Work to complete — Copy out each line of the data holding "with".

Provided data —
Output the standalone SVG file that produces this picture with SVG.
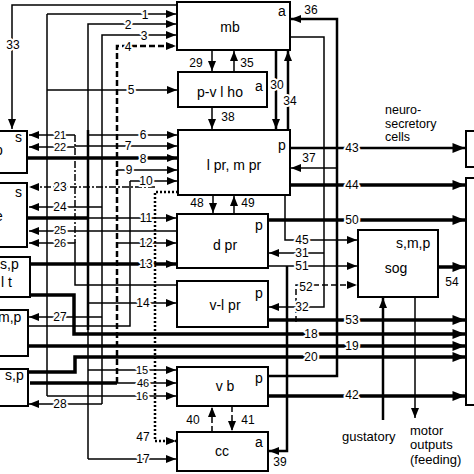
<svg xmlns="http://www.w3.org/2000/svg" width="474" height="474" viewBox="0 0 474 474">
<defs>
<style>
.n rect{fill:#fff;stroke:#000;stroke-width:2}
text{font-family:"Liberation Sans",Arial,Helvetica,sans-serif;fill:#000}
.bt{font-size:14px;text-anchor:middle}
.ct{font-size:14px}
.st{font-size:13px}
.sn{font-size:12.5px}
.l{font-size:12px;text-anchor:middle;paint-order:stroke;stroke:#fff;stroke-width:4px;stroke-linejoin:round}
.s{font-size:11px}
.c path{fill:none;stroke:#000;stroke-width:1.5}
.c .k{stroke-width:3.5}
.c .m{stroke-width:2.5}
.c .d{stroke-dasharray:6 3}
.c .dd{stroke-dasharray:7 2 2 2}
.c .dt{stroke-dasharray:2 2}
.c .a{marker-end:url(#ah)}
.c .A{marker-end:url(#AH)}
</style>
<marker id="ah" viewBox="0 0 10 8" refX="10" refY="4" markerWidth="10" markerHeight="8" markerUnits="userSpaceOnUse" orient="auto"><path d="M0,0 L10,4 L0,8 z" fill="#000"/></marker>
<marker id="AH" viewBox="0 0 10 8" refX="10" refY="4" markerWidth="13" markerHeight="10" markerUnits="userSpaceOnUse" orient="auto"><path d="M0,0 L10,4 L0,8 z" fill="#000"/></marker>
</defs>
<rect width="474" height="474" fill="#fff"/>
<g id="connectors" class="c">
<path d="M177,5 H12 V129" class="a"/>
<path d="M47,14 V396"/>
<path d="M47,14 H176" class="a"/>
<path d="M88,459 V24 H176" class="a"/>
<path d="M88,130 V330" class="m"/>
<path d="M102,404 V35 H176" class="a"/>
<path d="M117,383 V46 H176" class="a m d"/>
<path d="M47,90 H177" class="a"/>
<path d="M88,135 H177" class="a"/>
<path d="M75,146 H177" class="a"/>
<path d="M75,147 H29" class="a"/>
<path d="M75,135 H29" class="a"/>
<path d="M75,135 V243" class="dd"/>
<path d="M28,158 H177" class="a k"/>
<path d="M117,170 H177" class="a"/>
<path d="M130,181 H177" class="a"/>
<path d="M130,181 V326 H28"/>
<path d="M155,187 H29" class="a dd"/>
<path d="M178,192 H155 V441 H176" class="a dt m"/>
<path d="M102,207 H29" class="a"/>
<path d="M28,218 H88" class="k"/>
<path d="M88,218 H176" class="a"/>
<path d="M176,231 H29" class="a"/>
<path d="M176,285 H75 V243 H29" class="a"/>
<path d="M117,243 H176" class="a"/>
<path d="M30,264 H176" class="a k"/>
<path d="M30,295 H74 V334 H465" class="A k"/>
<path d="M88,303 H176" class="a"/>
<path d="M102,317 H29" class="a"/>
<path d="M28,346 H465" class="A k"/>
<path d="M28,372 H75 V357 H465" class="A k"/>
<path d="M88,370 H176" class="a"/>
<path d="M30,383 H117" class="k"/>
<path d="M117,383 H176" class="a"/>
<path d="M47,396 H176" class="a"/>
<path d="M102,404 H29" class="a"/>
<path d="M88,459 H176" class="a"/>
<path d="M212,50 V71" class="a"/>
<path d="M234,72 V51" class="a"/>
<path d="M212,107 V129" class="a"/>
<path d="M276,50 V129" class="a m"/>
<path d="M288,130 V51" class="a m"/>
<path d="M213,195 V213" class="a"/>
<path d="M234,214 V196" class="a"/>
<path d="M212,432 V407" class="a d"/>
<path d="M232,406 V431" class="a d"/>
<path d="M268,376 H337 V19 H291" class="a m"/>
<path d="M336,168 H291" class="a"/>
<path d="M290,37 H324 V307 H269" class="a"/>
<path d="M324,253 H269" class="a"/>
<path d="M290,148 H465" class="A m"/>
<path d="M290,185 H465" class="A k"/>
<path d="M285,195 V240 H357" class="a"/>
<path d="M268,220 H465" class="A k"/>
<path d="M268,266 H357" class="a"/>
<path d="M287,266 V451 H269" class="a m"/>
<path d="M296,322 V285 H357" class="a d"/>
<path d="M268,320 H465" class="A k"/>
<path d="M268,396 H465" class="A k"/>
<path d="M383,420 V298" class="a m"/>
<path d="M415,297 V418" class="a"/>
<path d="M438,267 H465" class="A k"/>
<g>
<text class="l" x="145" y="19">1</text>
<text class="l" x="128" y="29">2</text>
<text class="l" x="144" y="40">3</text>
<text class="l" x="128" y="51">4</text>
<text class="l" x="131" y="94">5</text>
<text class="l" x="143" y="139">6</text>
<text class="l" x="128" y="150">7</text>
<text class="l" x="143" y="163">8</text>
<text class="l" x="129" y="174">9</text>
<text class="l" x="146" y="185">10</text>
<text class="l" x="146" y="222">11</text>
<text class="l" x="146" y="247">12</text>
<text class="l" x="146" y="268">13</text>
<text class="l" x="143" y="307">14</text>
<text class="l s" x="142" y="374">15</text>
<text class="l s" x="143" y="387">46</text>
<text class="l s" x="142" y="400">16</text>
<text class="l" x="143" y="441">47</text>
<text class="l" x="143" y="463">17</text>
<text class="l s" x="60" y="139">21</text>
<text class="l s" x="60" y="151">22</text>
<text class="l" x="60" y="191">23</text>
<text class="l" x="60" y="211">24</text>
<text class="l s" x="60" y="234">25</text>
<text class="l s" x="60" y="247">26</text>
<text class="l" x="60" y="321">27</text>
<text class="l" x="60" y="408">28</text>
<text class="l" x="13" y="49">33</text>
<text class="l" x="196" y="67">29</text>
<text class="l" x="247" y="67">35</text>
<text class="l" x="228" y="121">38</text>
<text class="l" x="277" y="89">30</text>
<text class="l" x="290" y="105">34</text>
<text class="l" x="311" y="14">36</text>
<text class="l" x="309" y="162">37</text>
<text class="l" x="352" y="152">43</text>
<text class="l" x="352" y="189">44</text>
<text class="l" x="352" y="224">50</text>
<text class="l" x="197" y="207">48</text>
<text class="l" x="248" y="207">49</text>
<text class="l" x="302" y="244">45</text>
<text class="l" x="302" y="257">31</text>
<text class="l" x="302" y="270">51</text>
<text class="l" x="306" y="291">52</text>
<text class="l" x="302" y="311">32</text>
<text class="l" x="352" y="324">53</text>
<text class="l" x="311" y="338">18</text>
<text class="l" x="352" y="350">19</text>
<text class="l" x="311" y="361">20</text>
<text class="l" x="352" y="399">42</text>
<text class="l" x="452" y="286">54</text>
<text class="l" x="280" y="466">39</text>
<text class="l" x="193" y="424">40</text>
<text class="l" x="248" y="424">41</text>
</g>
</g>
<g id="mb" class="n"><rect x="177" y="2" width="113" height="48"/><text class="bt" x="230" y="32">mb</text><text class="ct" x="278" y="16">a</text></g>
<g id="pvlho" class="n"><rect x="178" y="72" width="89" height="35"/><text class="bt" x="220" y="97">p-v l ho</text><text class="ct" x="255" y="91">a</text></g>
<g id="lpr" class="n"><rect x="178" y="130" width="112" height="65"/><text class="bt" x="234" y="170">l pr,  m pr</text><text class="ct" x="278" y="150">p</text></g>
<g id="dpr" class="n"><rect x="177" y="214" width="91" height="54"/><text class="bt" x="225" y="250">d pr</text><text class="ct" x="255" y="230">p</text></g>
<g id="vlpr" class="n"><rect x="177" y="281" width="91" height="46"/><text class="bt" x="225" y="310">v-l pr</text><text class="ct" x="255" y="298">p</text></g>
<g id="vb" class="n"><rect x="177" y="367" width="91" height="39"/><text class="bt" x="225" y="391">v b</text><text class="ct" x="255" y="383">p</text></g>
<g id="cc" class="n"><rect x="177" y="432" width="91" height="39"/><text class="bt" x="222" y="456">cc</text><text class="ct" x="255" y="447">a</text></g>
<g id="sog" class="n"><rect x="358" y="230" width="80" height="67"/><text class="bt" x="396" y="273">sog</text><text class="ct" x="396" y="248">s,m,p</text></g>
<g id="ns" class="n"><rect x="466" y="131" width="20" height="36"/></g>
<g id="motor" class="n"><rect x="466" y="178" width="20" height="227"/></g>
<g id="left1" class="n"><rect x="-4" y="131" width="31" height="42"/><text class="ct" x="15" y="142">s</text><text class="ct" x="-5" y="155">p</text></g>
<g id="left2" class="n"><rect x="-4" y="183" width="31" height="64"/><text class="ct" x="15" y="197">s</text><text class="ct" x="-5" y="221">e</text></g>
<g id="left3" class="n"><rect x="-4" y="257" width="34" height="40"/><text class="ct" x="0" y="269">s,p</text><text class="ct" x="1" y="287">l t</text></g>
<g id="left4" class="n"><rect x="-4" y="310" width="32" height="46"/><text class="ct" x="-2" y="322">m,p</text></g>
<g id="left5" class="n"><rect x="-4" y="369" width="32" height="37"/><text class="ct" x="5" y="380">s,p</text></g>
<g id="texts">
<text class="sn" x="385" y="114">neuro-</text>
<text class="sn" x="385" y="127.5">secretory</text>
<text class="sn" x="385" y="141">cells</text>
<text class="st" x="342" y="441">gustatory</text>
<text class="st" x="410" y="435">motor</text>
<text class="st" x="410" y="449">outputs</text>
<text class="st" x="410" y="464">(feeding)</text>
</g>
</svg>
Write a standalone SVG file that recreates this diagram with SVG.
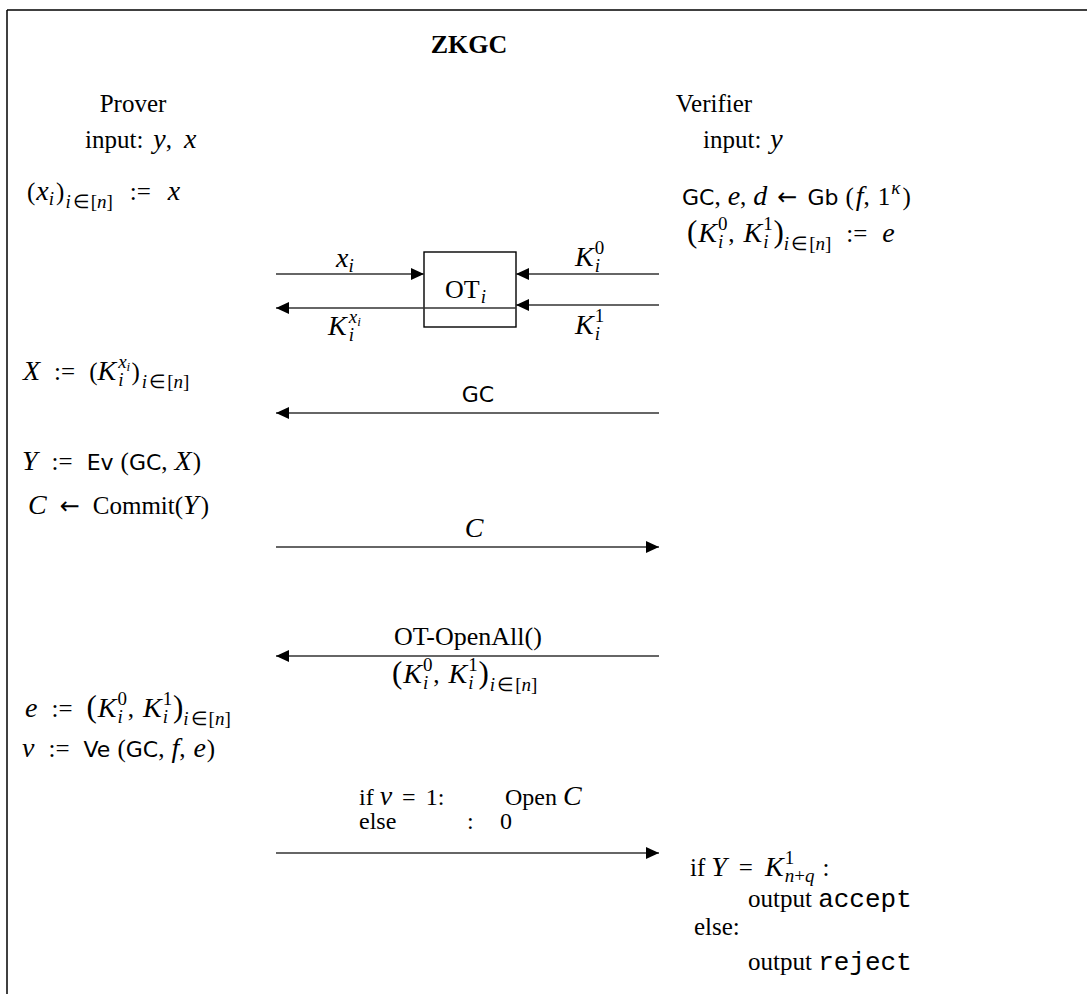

The response —
Output the standalone SVG file that produces this picture with SVG.
Write a standalone SVG file that recreates this diagram with SVG.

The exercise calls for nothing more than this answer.